Reputation: 31
I'm a bit confused with spark caching behavior. I want to compute dependent dataset (b), cache it and unpersist source dataset(a) - here is my code:
val spark = SparkSession.builder().appName("test").master("local[4]").getOrCreate()
import spark.implicits._
val a = spark.createDataset(Seq(("a", 1), ("b", 2), ("c", 3)))
a.createTempView("a")
a.cache
println(s"Is a cached: ${spark.catalog.isCached("a")}")
val b = a.filter(x => x._2 < 3)
b.createTempView("b")
// calling action
b.cache.first
println(s"Is b cached: ${spark.catalog.isCached("b")}")
spark.catalog.uncacheTable("a")
println(s"Is b cached after a was unpersisted: ${spark.catalog.isCached("b")}")
When using spark 2.0.2 it works as expected:
Is a cached: true
Is b cached: true
Is b cached after a was unpersisted: true
But on 2.1.1:
Is a cached: true
Is b cached: true
Is b cached after a was unpersisted: false
How can i archieve the same behavior in 2.1.1?
Thank you.
Upvotes: 3
Views: 320
Reputation: 3354
I don't know how it should be. According to tests, in Spark 2.1.1 it works as is expected, but there are a couple of comments that reflect some doubts. Maybe you could open a JIRA in Spark project to clarify this situation.
CachedTableSuite.scala
test("uncaching temp table") {
testData.select('key).createOrReplaceTempView("tempTable1")

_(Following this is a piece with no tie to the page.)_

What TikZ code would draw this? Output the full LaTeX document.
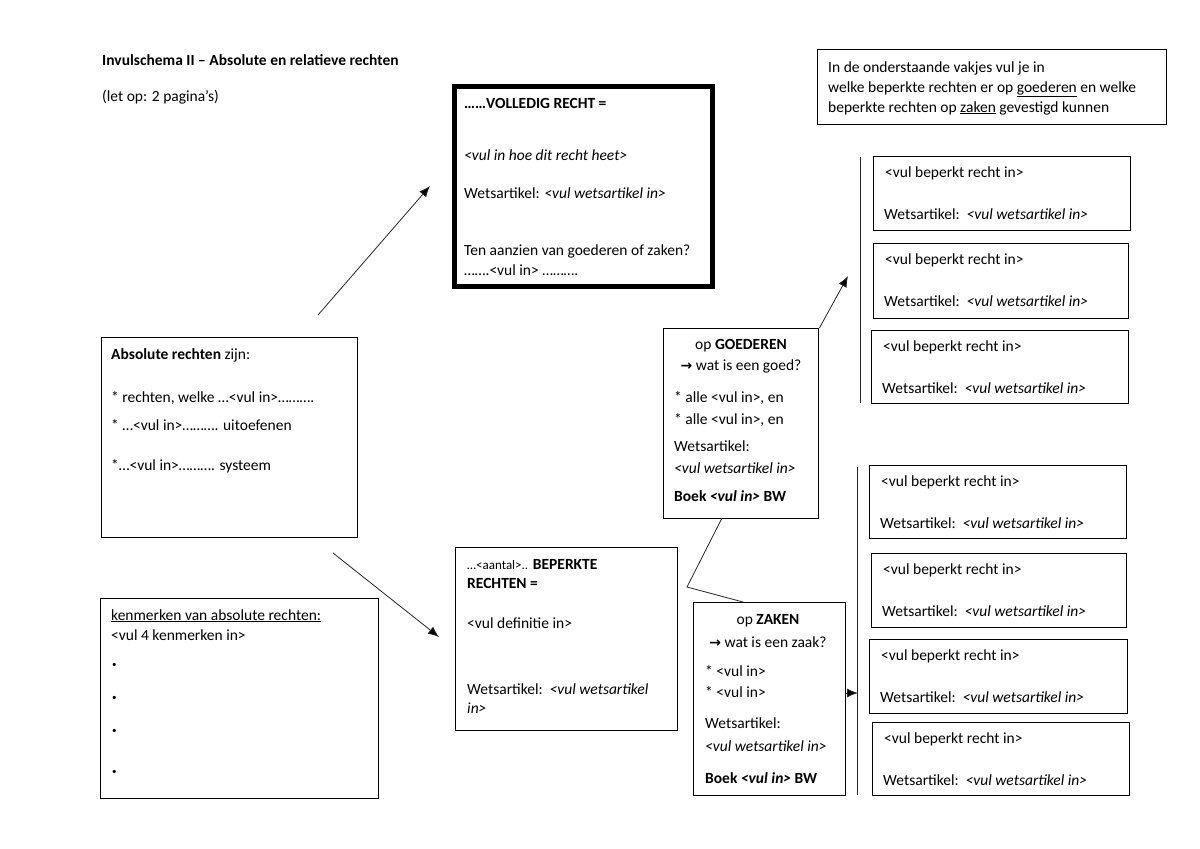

testData.select('key).createOrReplaceTempView("tempTable2")
spark.catalog.cacheTable("tempTable1")
assertCached(sql("SELECT COUNT(*) FROM tempTable1"))
assertCached(sql("SELECT COUNT(*) FROM tempTable2"))
// Is this valid?
spark.catalog.uncacheTable("tempTable2")
// Should this be cached?
assertCached(sql("SELECT COUNT(*) FROM tempTable1"), 0)
}
assertCached method check numCachedTables is equal to the second argument.
QueryTest.scala
/**
* Asserts that a given [[Dataset]] will be executed using the given number of cached results.
*/
def assertCached(query: Dataset[_], numCachedTables: Int = 1): Unit = {
val planWithCaching = query.queryExecution.withCachedData
val cachedData = planWithCaching collect {
case cached: InMemoryRelation => cached
}
assert(
cachedData.size == numCachedTables,
s"Expected query to contain $numCachedTables, but it actually had ${cachedData.size}\n" +
planWithCaching)
}
Upvotes: 1